INFORMATION SHOWN:
--- begin ---

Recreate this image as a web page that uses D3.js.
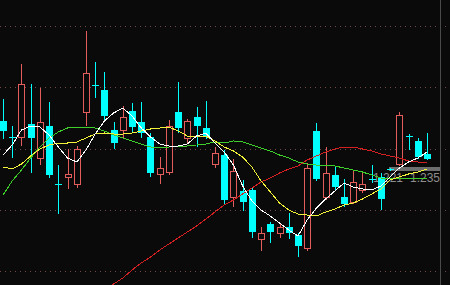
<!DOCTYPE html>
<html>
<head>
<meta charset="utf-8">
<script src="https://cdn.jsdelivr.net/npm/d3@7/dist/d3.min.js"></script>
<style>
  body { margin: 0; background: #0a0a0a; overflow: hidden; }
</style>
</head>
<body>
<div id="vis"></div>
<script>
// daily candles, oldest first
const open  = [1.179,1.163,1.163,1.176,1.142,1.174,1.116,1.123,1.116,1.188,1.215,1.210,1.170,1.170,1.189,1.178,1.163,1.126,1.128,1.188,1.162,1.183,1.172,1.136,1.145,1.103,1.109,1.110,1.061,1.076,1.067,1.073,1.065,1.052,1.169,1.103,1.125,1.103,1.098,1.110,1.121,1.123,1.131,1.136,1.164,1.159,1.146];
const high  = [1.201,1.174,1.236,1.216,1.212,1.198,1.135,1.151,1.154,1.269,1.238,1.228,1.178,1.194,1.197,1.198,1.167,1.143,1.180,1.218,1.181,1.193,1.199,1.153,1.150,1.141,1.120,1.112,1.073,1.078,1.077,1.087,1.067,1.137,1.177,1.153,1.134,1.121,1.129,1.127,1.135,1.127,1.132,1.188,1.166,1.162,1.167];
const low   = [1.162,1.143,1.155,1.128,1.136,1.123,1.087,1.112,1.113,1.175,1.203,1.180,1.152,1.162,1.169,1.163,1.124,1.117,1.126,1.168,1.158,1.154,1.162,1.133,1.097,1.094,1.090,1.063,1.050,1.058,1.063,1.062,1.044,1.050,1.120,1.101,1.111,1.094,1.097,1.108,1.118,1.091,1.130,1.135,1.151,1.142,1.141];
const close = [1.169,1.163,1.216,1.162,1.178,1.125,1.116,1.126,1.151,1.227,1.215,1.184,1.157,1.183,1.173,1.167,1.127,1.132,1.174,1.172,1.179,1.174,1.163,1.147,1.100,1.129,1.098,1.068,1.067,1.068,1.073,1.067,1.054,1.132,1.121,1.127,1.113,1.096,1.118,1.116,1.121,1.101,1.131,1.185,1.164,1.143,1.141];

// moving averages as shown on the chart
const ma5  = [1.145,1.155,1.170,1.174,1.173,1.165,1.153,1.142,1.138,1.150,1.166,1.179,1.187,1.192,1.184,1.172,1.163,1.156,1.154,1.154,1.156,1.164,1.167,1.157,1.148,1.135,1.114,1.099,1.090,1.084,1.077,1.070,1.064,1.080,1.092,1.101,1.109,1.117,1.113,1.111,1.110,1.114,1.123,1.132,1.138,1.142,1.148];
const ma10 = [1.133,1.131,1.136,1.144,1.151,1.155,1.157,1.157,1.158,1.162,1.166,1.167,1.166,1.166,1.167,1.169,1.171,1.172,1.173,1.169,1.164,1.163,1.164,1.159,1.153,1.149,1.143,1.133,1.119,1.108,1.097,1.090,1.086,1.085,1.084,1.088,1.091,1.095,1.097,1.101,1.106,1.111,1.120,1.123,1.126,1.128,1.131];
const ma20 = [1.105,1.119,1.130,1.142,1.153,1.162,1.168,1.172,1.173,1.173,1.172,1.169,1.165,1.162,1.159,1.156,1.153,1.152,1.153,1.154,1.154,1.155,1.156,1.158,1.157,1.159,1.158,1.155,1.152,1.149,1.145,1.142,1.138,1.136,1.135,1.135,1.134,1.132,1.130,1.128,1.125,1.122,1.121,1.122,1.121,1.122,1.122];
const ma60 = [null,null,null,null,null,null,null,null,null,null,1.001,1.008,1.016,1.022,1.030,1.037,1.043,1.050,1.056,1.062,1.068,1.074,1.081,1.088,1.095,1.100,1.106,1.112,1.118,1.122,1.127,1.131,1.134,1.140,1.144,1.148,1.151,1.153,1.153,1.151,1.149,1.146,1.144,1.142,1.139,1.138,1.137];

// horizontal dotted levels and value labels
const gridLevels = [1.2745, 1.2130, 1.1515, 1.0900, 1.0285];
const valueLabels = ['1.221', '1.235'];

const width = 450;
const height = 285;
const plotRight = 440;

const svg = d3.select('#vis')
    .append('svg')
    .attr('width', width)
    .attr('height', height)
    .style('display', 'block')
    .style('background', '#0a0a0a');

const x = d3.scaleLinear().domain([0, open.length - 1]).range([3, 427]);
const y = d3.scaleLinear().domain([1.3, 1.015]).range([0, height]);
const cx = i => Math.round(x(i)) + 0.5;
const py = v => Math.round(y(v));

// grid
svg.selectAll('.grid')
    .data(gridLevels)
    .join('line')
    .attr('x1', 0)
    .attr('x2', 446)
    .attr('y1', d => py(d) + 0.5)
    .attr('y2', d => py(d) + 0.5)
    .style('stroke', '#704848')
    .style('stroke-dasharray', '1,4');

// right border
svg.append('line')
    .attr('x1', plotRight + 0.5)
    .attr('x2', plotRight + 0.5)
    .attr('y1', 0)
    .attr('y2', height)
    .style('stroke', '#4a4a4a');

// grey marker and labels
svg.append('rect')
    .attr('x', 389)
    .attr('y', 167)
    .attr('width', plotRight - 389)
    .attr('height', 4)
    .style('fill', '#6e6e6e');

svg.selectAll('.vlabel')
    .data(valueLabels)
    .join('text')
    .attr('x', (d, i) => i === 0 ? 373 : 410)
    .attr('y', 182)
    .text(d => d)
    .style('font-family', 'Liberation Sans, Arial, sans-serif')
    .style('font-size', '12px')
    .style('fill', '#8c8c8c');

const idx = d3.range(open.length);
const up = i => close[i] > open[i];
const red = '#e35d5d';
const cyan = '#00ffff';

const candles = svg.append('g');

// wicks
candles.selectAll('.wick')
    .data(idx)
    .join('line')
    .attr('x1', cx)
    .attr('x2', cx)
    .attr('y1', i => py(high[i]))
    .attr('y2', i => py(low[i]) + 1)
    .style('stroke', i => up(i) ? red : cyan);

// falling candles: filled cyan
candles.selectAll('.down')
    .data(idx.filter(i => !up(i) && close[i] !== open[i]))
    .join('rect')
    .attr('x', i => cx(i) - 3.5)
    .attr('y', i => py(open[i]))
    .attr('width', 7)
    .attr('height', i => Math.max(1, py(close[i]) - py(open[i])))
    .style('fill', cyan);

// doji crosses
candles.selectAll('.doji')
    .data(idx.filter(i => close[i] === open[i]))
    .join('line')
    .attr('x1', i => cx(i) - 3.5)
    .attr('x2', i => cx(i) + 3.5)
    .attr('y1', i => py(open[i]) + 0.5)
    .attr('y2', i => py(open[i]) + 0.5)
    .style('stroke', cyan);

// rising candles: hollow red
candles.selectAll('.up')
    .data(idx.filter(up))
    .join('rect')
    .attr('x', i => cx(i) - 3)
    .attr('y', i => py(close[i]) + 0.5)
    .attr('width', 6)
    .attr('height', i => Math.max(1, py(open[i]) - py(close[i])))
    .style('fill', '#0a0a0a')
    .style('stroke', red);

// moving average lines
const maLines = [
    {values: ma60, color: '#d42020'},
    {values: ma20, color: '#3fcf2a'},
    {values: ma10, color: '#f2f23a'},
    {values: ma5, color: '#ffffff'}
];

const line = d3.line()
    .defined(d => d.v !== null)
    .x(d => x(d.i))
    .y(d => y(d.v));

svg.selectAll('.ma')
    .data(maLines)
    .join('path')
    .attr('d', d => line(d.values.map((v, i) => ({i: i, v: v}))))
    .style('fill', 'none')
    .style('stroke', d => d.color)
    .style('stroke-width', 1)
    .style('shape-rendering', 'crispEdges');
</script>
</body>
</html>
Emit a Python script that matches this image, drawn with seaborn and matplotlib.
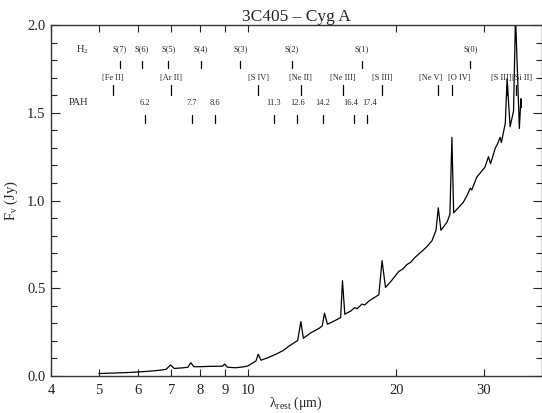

--- end ---
--- begin ---

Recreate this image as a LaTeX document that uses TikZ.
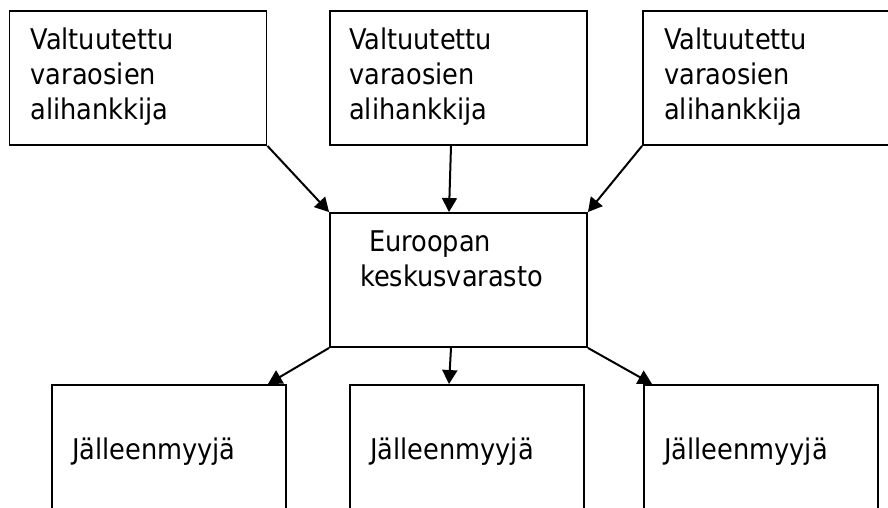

--- end ---

Report how many lines of the data hold the string "uses"; give only the number.

2